2. **What Perpendicular Tangent Planes Mean:**
* Imagine a point $P$ where the two spheres intersect. At this point, each sphere has a 'flat' tangent plane that just touches it.
* When these tangent planes are perpendicular, it means the lines that go from the center of each sphere directly to the point $P$ are also perpendicular. These lines are just the radii of the spheres ending at $P$.
* So, the line segment $C_1P$ (from the first sphere's center to $P$) and the line segment $C_2P$ (from the second sphere's center to $P$) form a right angle at point $P$.

3. **Forming a Right Triangle:**
* Since $C_1P$ and $C_2P$ are perpendicular, the points $C_1$, $P$, and $C_2$ form a right-angled triangle! The right angle is at $P$.
* In this triangle, $C_1P$ is a side (which is $R_1$), $C_2P$ is another side (which is $R_2$), and the line connecting the two centers, $C_1C_2$, is the longest side (the hypotenuse).

4. **Using the Pythagorean Theorem:**
* For a right-angled triangle, the Pythagorean Theorem says: (side 1)$^2$ + (side 2)$^2$ = (hypotenuse)$^2$.
* In our case, this means $(C_1P)^2 + (C_2P)^2 = (C_1C_2)^2$.
* We know $(C_1P)^2 = R_1^2 = 3$ and $(C_2P)^2 = R_2^2 = 1$.
* So, $3 + 1 = (C_1C_2)^2$, which simplifies to $4 = (C_1C_2)^2$.

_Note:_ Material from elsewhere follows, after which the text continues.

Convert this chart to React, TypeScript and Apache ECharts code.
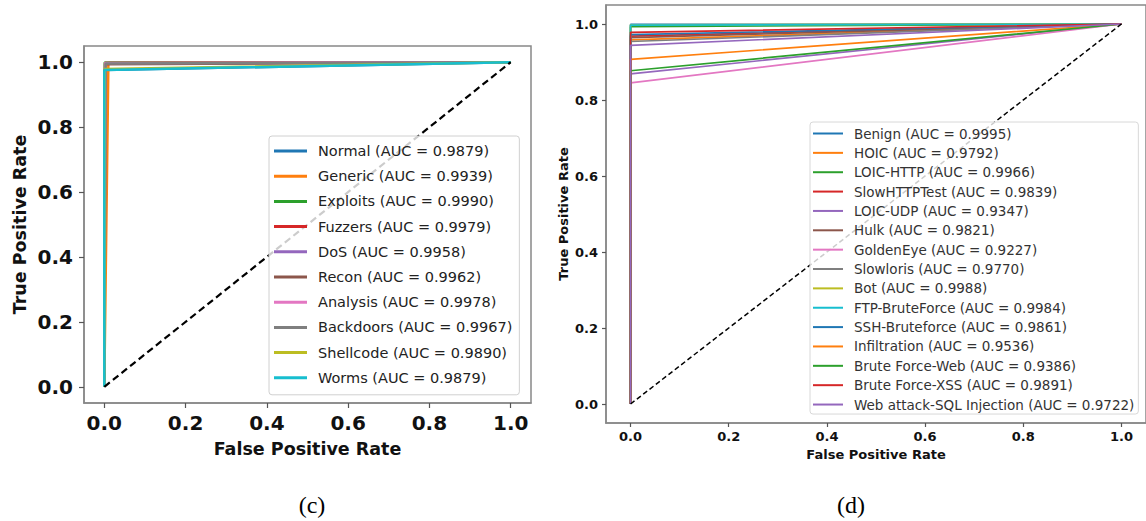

5. **Calculating the Distance Between Centers:**
* Now let's find the distance between the centers $C_1=(c,0,0)$ and $C_2=(0,1,0)$.
* Using the distance formula (or just counting differences for each coordinate and squaring them):
$(C_1C_2)^2 = (c-0)^2 + (0-1)^2 + (0-0)^2$
$(C_1C_2)^2 = c^2 + (-1)^2 + 0^2$
$(C_1C_2)^2 = c^2 + 1$.

6. **Solving for 'c':**
* We found in step 4 that $(C_1C_2)^2$ must equal 4.
* And we found in step 5 that $(C_1C_2)^2$ is $c^2 + 1$.
* So, we set them equal: $c^2 + 1 = 4$.
* Subtract 1 from both sides: $c^2 = 3$.
* To find $c$, we take the square root of 3. Remember, $c$ can be positive or negative!
* Therefore, $c = \sqrt{3}$ or $c = -\sqrt{3}$.